In order to decide on the best travel camera for you, you have to balance what’s most important: the trip itself, or the art of photography. Going to a DSLR requires an investment in both time and money; don’t underestimate the effort to upload, manage, convert, share, etc. with large, high quality photos. And sometimes too many photos are just too many photos.
Kyle says, “especially when traveling, the value of a quality camera on your phone can mean traveling lighter and taking pictures more discreetly, which are both invaluable qualities.”
For a once in a lifetime trip — like a safari, or an eye popping destination like India — Matija advises that “going to full RAW capture, which includes much more data, will result in better images”.
Andy goes the other way and suggests: “the best camera is the one you have with you, so I wholeheartedly recommend the smartphone you already have!”
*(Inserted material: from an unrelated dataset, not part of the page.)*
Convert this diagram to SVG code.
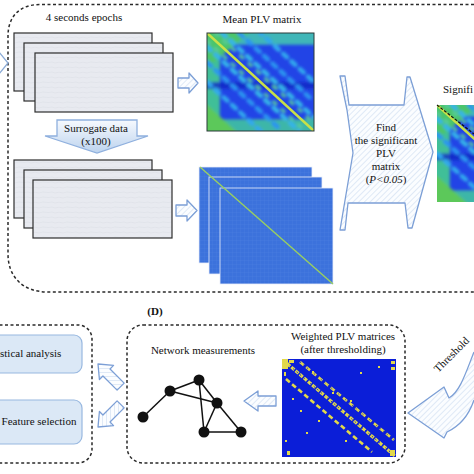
<svg xmlns="http://www.w3.org/2000/svg" width="474" height="474" viewBox="0 0 474 474">
<style>
text{font-family:"Liberation Serif","Times New Roman",serif;font-size:11px;fill:#111}
.c{text-anchor:middle}
.dash{fill:none;stroke:#2a2a2a;stroke-width:1.5;stroke-dasharray:3 2.5}
.ep{fill:url(#eeg);stroke:#2e2e2e;stroke-width:1.2}
.oa{fill:url(#hatch);stroke:#7c9fd6;stroke-width:1.3;stroke-linejoin:round}
.lb{fill:#dbe8f6;stroke:#98b8e0;stroke-width:1.2}
.edge{stroke:#111;stroke-width:1.5}
.nd{fill:#111}
.sm{fill:url(#sgrid);stroke:#e8eefa;stroke-width:0.8}
</style>
<defs>
<pattern id="hatch" width="4" height="4" patternUnits="userSpaceOnUse" patternTransform="rotate(45)"><rect width="4" height="4" fill="#fbfdff"/><line x1="0" y1="0" x2="0" y2="4" stroke="#cddcf1" stroke-width="1.2"/></pattern>
<pattern id="eeg" width="24" height="5" patternUnits="userSpaceOnUse"><rect width="24" height="5" fill="#e8eaf0"/><path d="M0,2.5 L4,2 L7,3 L11,2.2 L15,3 L19,2 L24,2.5" fill="none" stroke="#dcdfe6" stroke-width=".6"/></pattern>
<pattern id="sgrid" width="4" height="4" patternUnits="userSpaceOnUse"><rect width="4" height="4" fill="#3c72dc"/><path d="M0,0H4M0,0V4" stroke="#5a8be6" stroke-width=".5" opacity=".6"/></pattern>
<linearGradient id="sg" x1="0" y1="0" x2="0" y2="1"><stop offset="0" stop-color="#f6f9fe"/><stop offset="1" stop-color="#bcd3ee"/></linearGradient>
<filter id="soft" x="0" y="0" width="1" height="1"><feGaussianBlur stdDeviation="1.6"/></filter>
<symbol id="jet" viewBox="0 0 100 100" preserveAspectRatio="none">
<rect width="100" height="100" fill="#2244e6"/>
<g filter="url(#soft)">
<rect x="-5" y="-5" width="110" height="17" fill="#3fb6b8"/>
<rect x="-5" y="-5" width="17" height="110" fill="#3fbf98"/>
<polygon points="-5,-5 45,-5 -5,40" fill="#4cc56a"/>
<rect x="-5" y="88" width="110" height="17" fill="#3eb6a8"/>
<polygon points="-5,68 -5,105 32,105" fill="#5cc85a"/>
<rect x="-5" y="50" width="110" height="7" fill="#1428c4" opacity=".8"/>
<g fill="none" stroke-width="4.5" stroke-linecap="round" stroke-dasharray="5 6">
<line x1="14" y1="0" x2="100" y2="86" stroke="#36b4e8"/>
<line x1="0" y1="14" x2="86" y2="100" stroke="#36b4e8"/>
<line x1="30" y1="0" x2="100" y2="70" stroke="#2c94f0"/>
<line x1="0" y1="30" x2="70" y2="100" stroke="#2c94f0"/>
<line x1="50" y1="0" x2="100" y2="50" stroke="#30a8ee" stroke-dashoffset="3"/>
<line x1="0" y1="50" x2="50" y2="100" stroke="#30a8ee"/>
</g>
<g fill="none" stroke="#58cc9c" stroke-width="3" stroke-linecap="round" stroke-dasharray="3 8">
<line x1="8" y1="0" x2="100" y2="92"/>
<line x1="0" y1="8" x2="92" y2="100"/>
</g>
</g>
<line x1="0" y1="0" x2="100" y2="100" stroke="#c8e048" stroke-width="2.5"/>
</symbol>
<clipPath id="wclip"><rect x="282" y="359" width="114" height="98"/></clipPath>
</defs>

<g id="frame-top"><path class="dash" d="M474,4.5 H40 C20,4.5 8,16 8,36 V254 C8,276 22,292 48,292 H474"/></g>

<g id="connectors">
<path d="M-10,58 H-1 V52 L8,63 L-1,74 V68 H-10" fill="none" stroke="#8aaad6" stroke-width="1.3"/>
<path class="oa" d="M178,78 H189 V73 L198,83 L189,93 V88 H178 Z"/>
<path class="oa" d="M176,205 H187 V200 L197,210.5 L187,221 V216 H176 Z"/>
<path class="oa" d="M276,396 H258 V391 L244,401 L258,411 V406 H276 Z"/>
<path class="oa" transform="translate(98,364) rotate(45)" d="M0,0 L12,-10 L12,-5 L32,-5 L32,5 L12,5 L12,10 Z"/>
<path class="oa" transform="translate(98,427) rotate(-45)" d="M0,0 L12,-10 L12,-5 L32,-5 L32,5 L12,5 L12,10 Z"/>
</g>

<g id="epochs">
<text class="c" x="84" y="21">4 seconds epochs</text>
<rect class="ep" x="14" y="33" width="138" height="58"/>
<rect class="ep" x="24" y="43" width="139" height="58"/>
<rect class="ep" x="35" y="53" width="138" height="59"/>
</g>

<g id="surrogate-arrow">
<path d="M57,120 H137 V136 H148 L97,153 L45,136 H57 Z" fill="url(#sg)" stroke="#8fb0de" stroke-width="1.3"/>
<text class="c" x="96" y="132">Surrogate data</text>
<text class="c" x="96" y="145">(x100)</text>
</g>

<g id="surrogate-epochs">
<rect class="ep" x="14" y="160" width="138" height="58"/>
<rect class="ep" x="24" y="170" width="138" height="58"/>
<rect class="ep" x="33" y="180" width="139" height="58"/>
</g>

<g id="mean-plv">
<text class="c" x="262" y="23">Mean PLV matrix</text>
<use href="#jet" x="207" y="33" width="107" height="98"/>
<rect x="207" y="33" width="107" height="98" fill="none" stroke="#2a3a3a" stroke-width="1"/>
</g>

<g id="surrogate-plv">
<rect class="sm" x="199" y="167" width="113" height="96"/>
<rect class="sm" x="209" y="177" width="113" height="97"/>
<rect class="sm" x="220" y="188" width="113" height="96"/>
<line x1="200" y1="167" x2="333" y2="284" stroke="#9ad060" stroke-width="1.4"/>
</g>

<g id="find-significant">
<path class="oa" stroke-width="1.5" d="M340,76 H345 L349,105 H404 L407,77 H410 L433,152 L412,228 H408 L405,203 H348 L345,230 H340 L353,153 L347,110 Z"/>
<text class="c" x="386" y="131">Find</text>
<text class="c" x="386" y="144">the significant</text>
<text class="c" x="386" y="157">PLV</text>
<text class="c" x="386" y="170">matrix</text>
<text class="c" x="386" y="183">(<tspan font-style="italic">P&lt;0.05</tspan>)</text>
</g>

<g id="significant-plv">
<text x="443" y="93">Signifi</text>
<use href="#jet" x="437" y="105" width="107" height="97"/>
<line x1="437" y1="105" x2="474" y2="134" stroke="#111" stroke-width="1.2" stroke-dasharray="3 1.5"/>
</g>

<g id="label-D"><text class="c" x="155" y="315" font-weight="bold" font-size="12">(D)</text></g>

<g id="outputs">
<rect class="dash" x="-20" y="325" width="112" height="138" rx="14"/>
<g id="statistical-analysis">
<rect class="lb" x="-20" y="335" width="102" height="38" rx="8"/>
<text x="0" y="357">stical analysis</text>
</g>
<g id="feature-selection">
<rect class="lb" x="-20" y="400" width="102" height="44" rx="8"/>
<text class="c" x="39" y="425">Feature selection</text>
</g>
</g>

<g id="network">
<rect class="dash" x="127" y="325" width="278" height="138" rx="16"/>
<text class="c" x="203" y="354">Network measurements</text>
<g>
<line class="edge" x1="143" y1="417" x2="170" y2="391"/>
<line class="edge" x1="170" y1="391" x2="199" y2="380"/>
<line class="edge" x1="170" y1="391" x2="217" y2="403"/>
<line class="edge" x1="199" y1="380" x2="217" y2="403"/>
<line class="edge" x1="199" y1="380" x2="204" y2="432"/>
<line class="edge" x1="217" y1="403" x2="204" y2="432"/>
<line class="edge" x1="217" y1="403" x2="241" y2="432"/>
<line class="edge" x1="204" y1="432" x2="241" y2="432"/>
<circle class="nd" cx="143" cy="417" r="5.5"/>
<circle class="nd" cx="170" cy="391" r="5.5"/>
<circle class="nd" cx="199" cy="380" r="5.5"/>
<circle class="nd" cx="217" cy="403" r="5.5"/>
<circle class="nd" cx="204" cy="432" r="5.5"/>
<circle class="nd" cx="241" cy="432" r="5.5"/>
</g>
</g>

<g id="weighted-plv">
<text class="c" x="343" y="340">Weighted PLV matrices</text>
<text class="c" x="343" y="353">(after thresholding)</text>
<rect x="282" y="359" width="114" height="98" fill="#0b1ed8"/>
<g clip-path="url(#wclip)" fill="none">
<line x1="283" y1="360" x2="395" y2="456" stroke="#e2d84a" stroke-width="3.2" stroke-dasharray="4 1.5"/>
<line x1="283" y1="360" x2="395" y2="456" stroke="#0b1ed8" stroke-width="1" stroke-dasharray="1.5 3"/>
<line x1="300" y1="362" x2="394" y2="440" stroke="#e2d84a" stroke-width="2.6" stroke-dasharray="5 3"/>
<line x1="286" y1="379" x2="372" y2="452" stroke="#e2d84a" stroke-width="2.6" stroke-dasharray="5 3"/>
<line x1="300" y1="362" x2="394" y2="440" stroke="#0b1ed8" stroke-width=".8" stroke-dasharray="1.5 3"/>
<g fill="#e2d84a" stroke="none">
<rect x="282" y="359" width="6" height="10"/>
<rect x="289" y="360" width="5" height="3"/>
<rect x="284" y="372" width="2" height="4"/>
<rect x="292" y="398" width="2" height="2"/>
<rect x="300" y="410" width="2" height="2"/>
<rect x="312" y="371" width="2" height="2"/>
<rect x="360" y="372" width="2" height="2"/>
<rect x="378" y="366" width="2" height="2"/>
<rect x="391" y="361" width="4" height="3"/>
<rect x="391" y="367" width="4" height="3"/>
<rect x="285" y="440" width="2" height="2"/>
<rect x="287" y="451" width="3" height="4"/>
<rect x="345" y="440" width="2" height="2"/>
<rect x="318" y="420" width="2" height="2"/>
<rect x="332" y="392" width="2" height="2"/>
<rect x="350" y="400" width="2" height="2"/>
<rect x="306" y="432" width="2" height="2"/>
<rect x="390" y="450" width="5" height="6"/>
</g>
</g>
</g>

<g id="threshold">
<path class="oa" stroke-width="1.4" d="M474,352 C466,372 460,392 449,398 L444,387 L408,413 L444,438 L447,432 C462,425 470,412 474,400"/>
<text class="c" x="452" y="358" font-size="10.5" transform="rotate(-45 452 355)">Threshold</text>
</g>
</svg>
Michael suggests investing in a small non-phone camera. “You don't need a full frame camera, but you can have a pocketable camera with a large sensor (this is the key) and decent glass for less than $500.”
Because all of these guys are more serious, what do they actually use themselves? Several guys mentioned using the same Sony a7RIII and Matija swears by the Fuji X Series. Spendy, but impressive.
I shot this pic in France with my iPhone, and think it captures the setting just fine.
When it comes down to it, photography is the art of telling the story of a moment.
The effect of photography should be to transport you to that time and place. My favorite picture of a moment is this one I shot on a train in India.
As Andy says, “I cannot show you how something felt if I don't take the time to feel it for myself.”